Index funds as the name suggest copies and index.
Eg: HDFC Index Fund – Sensex Plan : copies Sensex.
Sensex is made of 30 stocks. So this fund would buy all these 30 stocks in the same proportion as that of the index.
Index funds are passively managed funds, where the fund managers do not use his own skills to pick stocks. But he buys the same number of stocks that makes the index and in the same proportion.
Some examples of index funds:
UTI Nifty Index Fund: Which follows Nifty 50 which is a Large-Cap index
ICICI Prudential Nifty Next 50 Index Fund: which follows Nifty next 50 which is a Large-Cap index
Sundaram Smart Nifty 100 Equal Weight Fund: which follows Nifty 100 equal-weighted index, which is a multi-cap index
Principal Index Fund Midcap: Which follows nifty free float mid-cap 100, this index belongs to the mid-cap category
Advantages of index funds
- Low expense ratio
- No issue of bad stock selection or fund manager dependency.

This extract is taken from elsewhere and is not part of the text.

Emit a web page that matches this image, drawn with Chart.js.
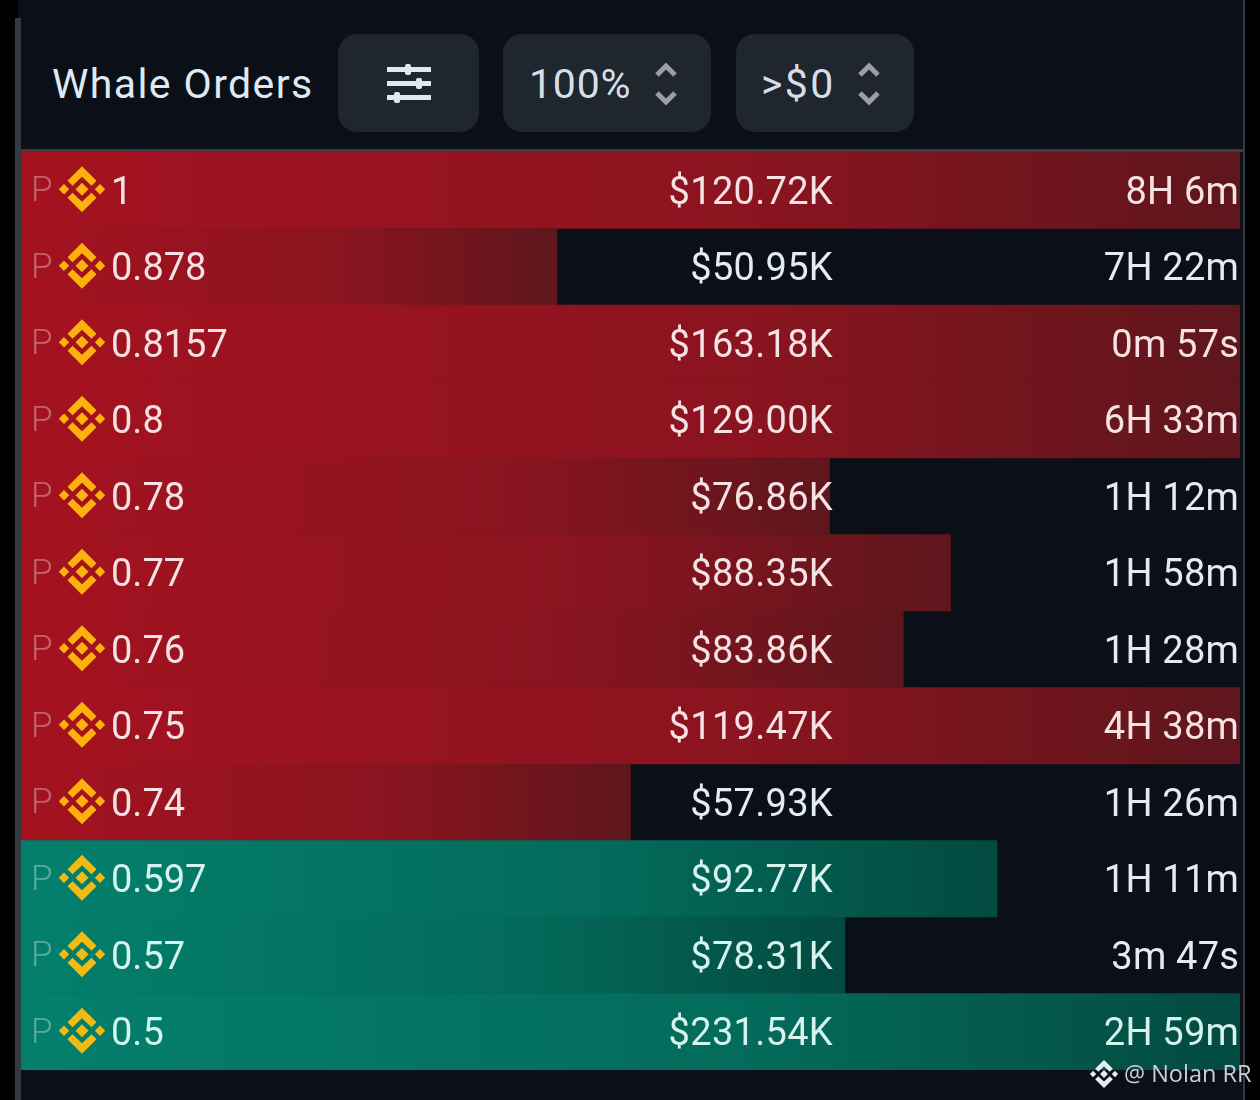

- Easy to understand and select funds.
Disadvantages of index funds
- No flexibility of stock selection.
- No possibility of above-average return.
- This is the biggest disadvantage of index funds as compared to actively managed funds in India. India being an emerging economy there are a lot of opportunities for the fund managers of actively managed funds to explore and generate returns for their investors. actively managed funds have been able to beat the benchmarks by a huge margin for the last 2 decades and would continue to do so for some time more.